In Masinagudi there are bunch of things to do especially if you're the outdoorsy type. There are plenty of places to trek to and also go for a wildlife safari and hopefully spot a tiger. An especially nice place to head to is Murugan Hill, which gets its name for a small Murugan temple located at the top. You can either walk up there or drive up. But be warned, driving up there is quite tricky if you're not in the right vehicle. Fortunately we were. The spacious BR-V, thanks to its high ground clearance, and excellent suspension, handled the broken roads leading up the hill without breaking a sweat. And the view from the hill is absolutely stunning! You get a 360 degree view of the valley all the way up to Wayanad in Kerala.

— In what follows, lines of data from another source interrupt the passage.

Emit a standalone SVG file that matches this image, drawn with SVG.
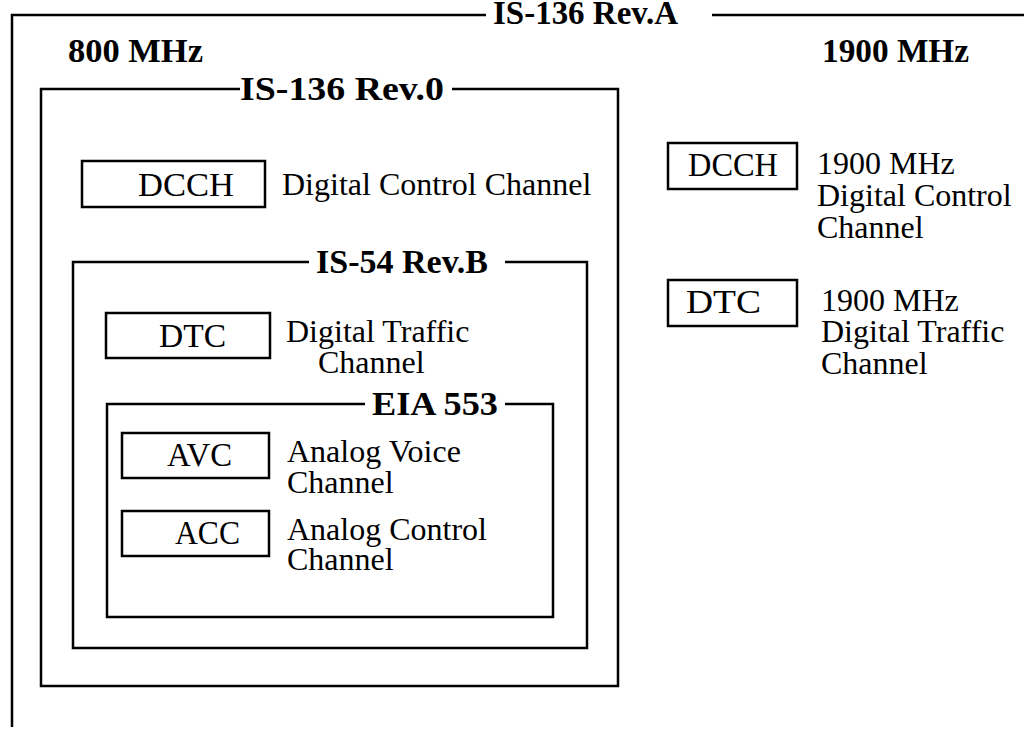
<svg xmlns="http://www.w3.org/2000/svg" width="1024" height="729" viewBox="0 0 1024 729">
  <style>
    .frame { fill: none; stroke: #000; stroke-width: 2.5; }
    .box { fill: none; stroke: #000; stroke-width: 2.5; }
    .title { font-family: "Liberation Serif", "DejaVu Serif", serif; font-weight: bold; font-size: 33px; fill: #000; }
    .lbl { font-family: "Liberation Serif", "DejaVu Serif", serif; font-size: 32px; fill: #000; }
    .code { font-family: "Liberation Serif", "DejaVu Serif", serif; font-size: 33px; fill: #000; }
  </style>
  <rect width="1024" height="729" fill="#fff"/>

  <!-- IS-136 Rev.A outer frame (open on the right and bottom) -->
  <g id="rev-a">
    <path class="frame" d="M12,727 V15 H486 M712,15 H1024"/>
    <text class="title" x="493" y="24" textLength="185" lengthAdjust="spacingAndGlyphs">IS-136 Rev.A</text>
    <text class="title" x="68" y="62" textLength="135" lengthAdjust="spacingAndGlyphs">800 MHz</text>
    <text class="title" x="822" y="62" textLength="147" lengthAdjust="spacingAndGlyphs">1900 MHz</text>
  </g>

  <!-- IS-136 Rev.0 -->
  <g id="rev-0">
    <path class="frame" d="M240,89 H41 V686 H618 V89 H452"/>
    <text class="title" x="240" y="100" font-size="34" textLength="204" lengthAdjust="spacingAndGlyphs">IS-136 Rev.0</text>
  </g>

  <g id="dcch-800">
    <rect class="box" x="82" y="161" width="183" height="46"/>
    <text class="code" x="138" y="196" textLength="96" lengthAdjust="spacingAndGlyphs">DCCH</text>
    <text class="lbl" x="282" y="195">Digital Control Channel</text>
  </g>

  <!-- IS-54 Rev.B -->
  <g id="is54">
    <path class="frame" d="M309,262 H73 V648 H587 V262 H505"/>
    <text class="title" x="316" y="273" textLength="172" lengthAdjust="spacingAndGlyphs">IS-54 Rev.B</text>
  </g>

  <g id="dtc-800">
    <rect class="box" x="106" y="313" width="164" height="45"/>
    <text class="code" x="159" y="347" textLength="67" lengthAdjust="spacingAndGlyphs">DTC</text>
    <text class="lbl" x="286" y="342">Digital Traffic</text>
    <text class="lbl" x="318" y="373">Channel</text>
  </g>

  <!-- EIA 553 -->
  <g id="eia553">
    <path class="frame" d="M365,404 H107 V617 H553 V404 H505"/>
    <text class="title" x="372" y="415" textLength="126" lengthAdjust="spacingAndGlyphs">EIA 553</text>
  </g>

  <g id="avc">
    <rect class="box" x="122" y="433" width="147" height="45"/>
    <text class="code" x="167" y="466" textLength="65" lengthAdjust="spacingAndGlyphs">AVC</text>
    <text class="lbl" x="287" y="462">Analog Voice</text>
    <text class="lbl" x="287" y="493">Channel</text>
  </g>

  <g id="acc">
    <rect class="box" x="122" y="511" width="147" height="45"/>
    <text class="code" x="175" y="544" textLength="65" lengthAdjust="spacingAndGlyphs">ACC</text>
    <text class="lbl" x="287" y="540">Analog Control</text>
    <text class="lbl" x="287" y="570">Channel</text>
  </g>

  <!-- 1900 MHz channels -->
  <g id="dcch-1900">
    <rect class="box" x="668" y="143" width="129" height="46"/>
    <text class="code" x="688" y="176" textLength="90" lengthAdjust="spacingAndGlyphs">DCCH</text>
    <text class="lbl" x="817" y="174">1900 MHz</text>
    <text class="lbl" x="817" y="206">Digital Control</text>
    <text class="lbl" x="817" y="238">Channel</text>
  </g>

  <g id="dtc-1900">
    <rect class="box" x="668" y="280" width="129" height="46"/>
    <text class="code" x="686" y="313" textLength="75" lengthAdjust="spacingAndGlyphs">DTC</text>
    <text class="lbl" x="821" y="311">1900 MHz</text>
    <text class="lbl" x="821" y="342">Digital Traffic</text>
    <text class="lbl" x="821" y="374">Channel</text>
  </g>
</svg>
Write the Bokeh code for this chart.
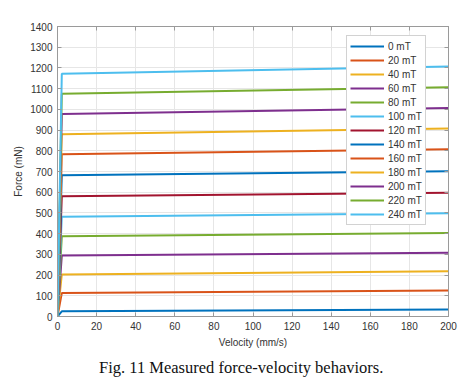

Once we were done exploring Masinagudi in the Honda BR-V, we decided to head up to Ooty, which is just one hour away. As soon as you get out of Masinagudi, the road gets very narrow and climbs up a very steep ghat section that required all our attention. But every once in awhile we can found a spot to pull over and take in the sights, and one of them was called Bison Point. We're not sure why it's called that, but the view of the mountains and the valley is something worth stopping for. The rest of the climb up to Ooty was super fun thanks to the super responsive, high revving 1.5-litre i-VTEC engine coupled to the sharp dynamics of the car.
Ooty, as you'd expect has several heritage sites to visit, but one of the less popular ones is St Stephen's Church. It was built there by the British in the 1830s, under John James Underwood, a captain in the Madras Regiment. The church has been preserved very well and the intricate woodwork and stained glass windows are simply astonishing. The calm and quiet of the church proved to be the perfect ending to our getaway.
It was so perfect in fact, that we really didn't want to leave the gorgeous Nilgiri Mountains. After the Himalayas, people so often tend to forget how beautiful the places elsewhere in India are too. And we were more than glad that we got to refresh our memory.